The Neural Tangent Kernel couples training examples through their parameter gradients of the network output:

K(x, x') = < grad_theta f(x) , grad_theta f(x') >

where f is the scalar target-class logit. In the infinite-width limit a net trains as a kernel machine whose kernel K is fixed, and even at finite width the empirical NTK over a probe batch tells you how the model couples its examples and how well that coupling is aligned with the labels.

For each probe sample i the report runs one forward + one backward on a frozen net (ClearDeltas before each, SetBatchUpdate(true), never UpdateWeights), seeded with a one-hot at the target class, so the recovered per-parameter weight gradient is exactly grad_theta of that logit. The gradient is read straight out of Neurons[*].Delta / FBiasDelta (divided back out by the layer learning rate), the same machinery FisherImportanceReport, GradientConflictReport and GradientNoiseScaleReport share.
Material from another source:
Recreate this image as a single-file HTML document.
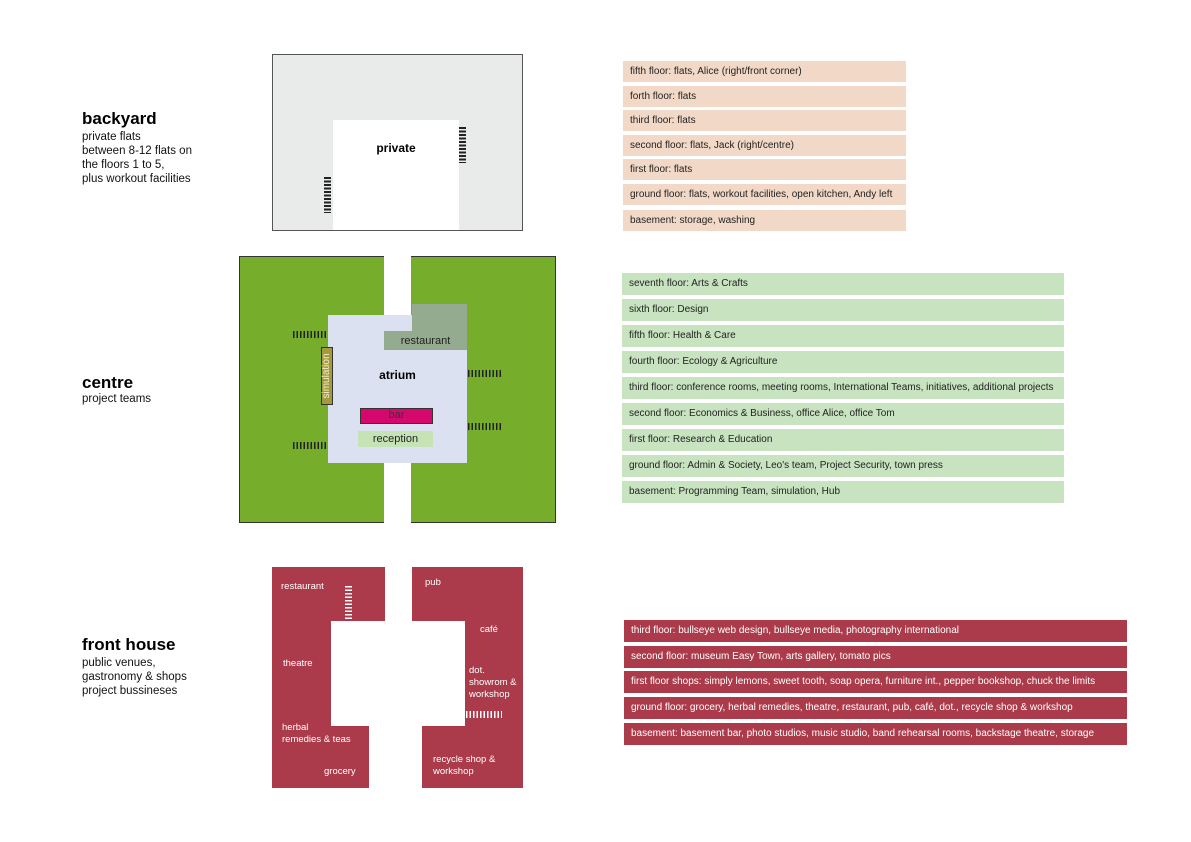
<!DOCTYPE html>
<html><head><meta charset="utf-8"><style>
body{margin:0;width:1191px;height:842px;background:#fff;position:relative;overflow:hidden;font-family:"Liberation Sans",Arial,sans-serif;}
div{position:absolute;box-sizing:border-box;}
.t{font-size:11.5px;color:#111;line-height:14px;}
.h{font-size:17px;font-weight:bold;color:#000;}
.vh{background:repeating-linear-gradient(to bottom,#222 0 2px,transparent 2px 3.5px);}
.hh{background:repeating-linear-gradient(to right,#222 0 1.5px,transparent 1.5px 3.5px);}
.row{font-size:10px;line-height:21px;padding-left:7px;white-space:nowrap;}
.p{background:#f2d8c6;color:#222;left:623px;width:283px;height:21px;}
.g{background:#c8e3c0;color:#222;left:622px;width:442px;height:22px;}
.r{background:#ab3b4a;color:#fff;left:624px;width:503px;height:22px;}
.w{color:#fff;font-size:9.5px;line-height:12px;}
</style></head><body>
<div class="h" style="left:82px;top:109px">backyard</div>
<div class="t" style="left:82px;top:130px">private flats<br>between 8-12 flats on<br>the floors 1 to 5,<br>plus workout facilities</div>
<div class="h" style="left:82px;top:373px">centre</div>
<div class="t" style="left:82px;top:392px">project teams</div>
<div class="h" style="left:82px;top:635px">front house</div>
<div class="t" style="left:82px;top:656px">public venues,<br>gastronomy &amp; shops<br>project bussineses</div>

<div style="left:272px;top:54px;width:251px;height:177px;background:#e9eaea;border:1px solid #555"></div>
<div style="left:333px;top:120px;width:126px;height:110px;background:#fff"></div>
<div style="left:333px;top:141px;width:126px;text-align:center;font-size:12px;font-weight:bold">private</div>
<div class="vh" style="left:459px;top:127px;width:7px;height:36px"></div>
<div class="vh" style="left:324px;top:177px;width:7px;height:36px"></div>

<div style="left:239px;top:256px;width:317px;height:267px;background:#76ad2a;border:1px solid #333"></div>
<div style="left:384px;top:254px;width:27px;height:270px;background:#fff"></div>
<div style="left:328px;top:315px;width:139px;height:148px;background:#dce1f2"></div>
<div style="left:412px;top:304px;width:55px;height:27px;background:#95ab90"></div>
<div style="left:384px;top:331px;width:83px;height:19px;background:#95ab90;font-size:11px;color:#222;text-align:center;line-height:20px">restaurant</div>
<div style="left:328px;top:368px;width:139px;text-align:center;font-size:12px;font-weight:bold">atrium</div>
<div style="left:321px;top:347px;width:12px;height:58px;background:#a39a3b;border:1px solid #333"></div>
<div style="left:298px;top:370px;width:58px;height:12px;transform:rotate(-90deg);font-size:10px;color:#f4efd0;line-height:12px;text-align:center;white-space:nowrap">simulation</div>
<div style="left:360px;top:408px;width:73px;height:16px;background:#d6086e;border:1px solid #333;text-align:center;font-size:11px;line-height:13px;color:#333">bar</div>
<div style="left:358px;top:431px;width:75px;height:16px;background:#c6e3b5;text-align:center;font-size:11px;line-height:16px;color:#222">reception</div>
<div class="hh" style="left:293px;top:331px;width:35px;height:7px"></div>
<div class="hh" style="left:293px;top:442px;width:35px;height:7px"></div>
<div class="hh" style="left:468px;top:370px;width:35px;height:7px"></div>
<div class="hh" style="left:468px;top:423px;width:35px;height:7px"></div>

<div style="left:272px;top:567px;width:113px;height:54px;background:#ab3b4a"></div>
<div style="left:272px;top:621px;width:59px;height:106px;background:#ab3b4a"></div>
<div style="left:272px;top:726px;width:97px;height:62px;background:#ab3b4a"></div>
<div style="left:412px;top:567px;width:111px;height:54px;background:#ab3b4a"></div>
<div style="left:465px;top:621px;width:58px;height:106px;background:#ab3b4a"></div>
<div style="left:422px;top:726px;width:101px;height:62px;background:#ab3b4a"></div>
<div style="left:345px;top:586px;width:7px;height:35px;background:repeating-linear-gradient(to bottom,#fff 0 1.5px,transparent 1.5px 3.5px)"></div>
<div style="left:466px;top:711px;width:36px;height:7px;background:repeating-linear-gradient(to right,#fff 0 1.5px,transparent 1.5px 3.5px)"></div>
<div class="w" style="left:281px;top:581px">restaurant</div>
<div class="w" style="left:425px;top:577px">pub</div>
<div class="w" style="left:480px;top:624px">café</div>
<div class="w" style="left:283px;top:658px">theatre</div>
<div class="w" style="left:469px;top:665px">dot.<br>showrom &amp;<br>workshop</div>
<div class="w" style="left:282px;top:722px">herbal<br>remedies &amp; teas</div>
<div class="w" style="left:324px;top:766px">grocery</div>
<div class="w" style="left:433px;top:754px">recycle shop &amp;<br>workshop</div>

<div class="row p" style="top:61px">fifth floor: flats, Alice (right/front corner)</div>
<div class="row p" style="top:86px">forth floor: flats</div>
<div class="row p" style="top:110px">third floor: flats</div>
<div class="row p" style="top:135px">second floor: flats, Jack (right/centre)</div>
<div class="row p" style="top:159px">first floor: flats</div>
<div class="row p" style="top:184px">ground floor: flats, workout facilities, open kitchen, Andy left</div>
<div class="row p" style="top:210px">basement: storage, washing</div>

<div class="row g" style="top:273px">seventh floor: Arts &amp; Crafts</div>
<div class="row g" style="top:299px">sixth floor: Design</div>
<div class="row g" style="top:325px">fifth floor: Health &amp; Care</div>
<div class="row g" style="top:351px">fourth floor: Ecology &amp; Agriculture</div>
<div class="row g" style="top:377px">third floor: conference rooms, meeting rooms, International Teams, initiatives, additional projects</div>
<div class="row g" style="top:403px">second floor: Economics &amp; Business, office Alice, office Tom</div>
<div class="row g" style="top:429px">first floor: Research &amp; Education</div>
<div class="row g" style="top:455px">ground floor: Admin &amp; Society, Leo's team, Project Security, town press</div>
<div class="row g" style="top:481px">basement: Programming Team, simulation, Hub</div>

<div class="row r" style="top:620px">third floor: bullseye web design, bullseye media, photography international</div>
<div class="row r" style="top:646px">second floor: museum Easy Town, arts gallery, tomato pics</div>
<div class="row r" style="top:671px">first floor shops: simply lemons, sweet tooth, soap opera, furniture int., pepper bookshop, chuck the limits</div>
<div class="row r" style="top:697px">ground floor: grocery, herbal remedies, theatre, restaurant, pub, café, dot., recycle shop &amp; workshop</div>
<div class="row r" style="top:723px">basement: basement bar, photo studios, music studio, band rehearsal rooms, backstage theatre, storage</div>
</body></html>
Backpropagate stores Delta = -LearningRate * grad, so a global sign flip is present — but it cancels in the Gram entries K_ij = <g_i, g_j> (a dot product of two gradients), so the eigenvalues and the alignment are unaffected.

What it does

This demo is entirely synthetic (no dataset download) and runs in a few seconds:

  1. (A) Fresh-init network on a synthetic 3-class blob task.
  2. (B) Trained network on the same task.

Training markedly reshapes the empirical NTK — the eigenspectrum, condition number, effective rank and kernel-target alignment all move between the two reports, which is the point: the NTK is a live picture of how the current weights couple the probe examples.

Pure CPU, forward + backward read only — the weights are never stepped.

What the report shows

NeuralTangentKernelReport: empirical NTK over 9 usable probe(s) of 9, ...
Kernel heatmap (rows/cols = probe index, ramp ' .:-=+*#%@' from 0 to |K|max):
       0 1 2 3 4 5 6 7 8
  [ 0] @     =     -   .
  ...
Eigenvalues (N=9): lambda_max=4.25549, lambda_min=0.285782, trace=9.8059.
Condition number lambda_max/lambda_min = 14.89.
Kernel-target alignment =   0.8041  (headline; ...).
Effective rank (participation ratio) = 4.041 / 9 (44.9% ...).
log10(lambda) histogram across 9 eigenvalue(s):
  ...

How to read it:

  • Kernel heatmap — the N x N Gram K_ij rendered with the ' .:-=+*#%@' glyph ramp (blank = 0, @ = |K|max). Block structure means the probes group into kernel-coupled clusters.
  • Eigenspectrum — the full set of eigenvalues from the same self-contained Double-precision cyclic Jacobi eigensolver WeightSpectralTailReport / IntrinsicDimensionReport ship (no new numerical code; PSD, so tiny negative numerical noise is clamped to 0).
  • Condition number lambda_max / lambda_min — large numbers mean an ill-conditioned kernel: slow gradient-descent / kernel-regression convergence. +inf when lambda_min ~ 0 (redundant / collinear probes).
  • Kernel-target alignment <K, yy^T>_F / (||K||_F * ||yy^T||_F) (Cristianini, Shawe-Taylor, Elisseeff & Kandola 2001) — the headline number, where y is the centered target-class indicator over the probe batch. 1 = the kernel's dominant eigen-directions perfectly separate the target class; 0 = unaligned.
  • Effective rank / participation ratio (sum lambda)^2 / sum lambda^2 — how many kernel directions actually carry signal (out of N).
  • log10(lambda) histogram — the #-bar spectrum shape at a glance.

Built-in correctness checks (also asserted in the smoke test): the kernel is symmetric by construction (reported residual ~0) and the diagonal K_ii = ||g_i||^2 > 0 for every usable probe.

A possible follow-up (deliberately not done here to keep this first version focused) is a fresh-init-vs-trained NTK-drift contrast: how far the empirical kernel itself moves during training.

Running

cd examples/NeuralTangentKernelReport
lazbuild NeuralTangentKernelReport.lpi
../../bin/<arch>/bin/NeuralTangentKernelReport

Or directly with fpc:

cd examples/NeuralTangentKernelReport
fpc -B -Fu../../neural -Mobjfpc -Sh -O2 NeuralTangentKernelReport.lpr
./NeuralTangentKernelReport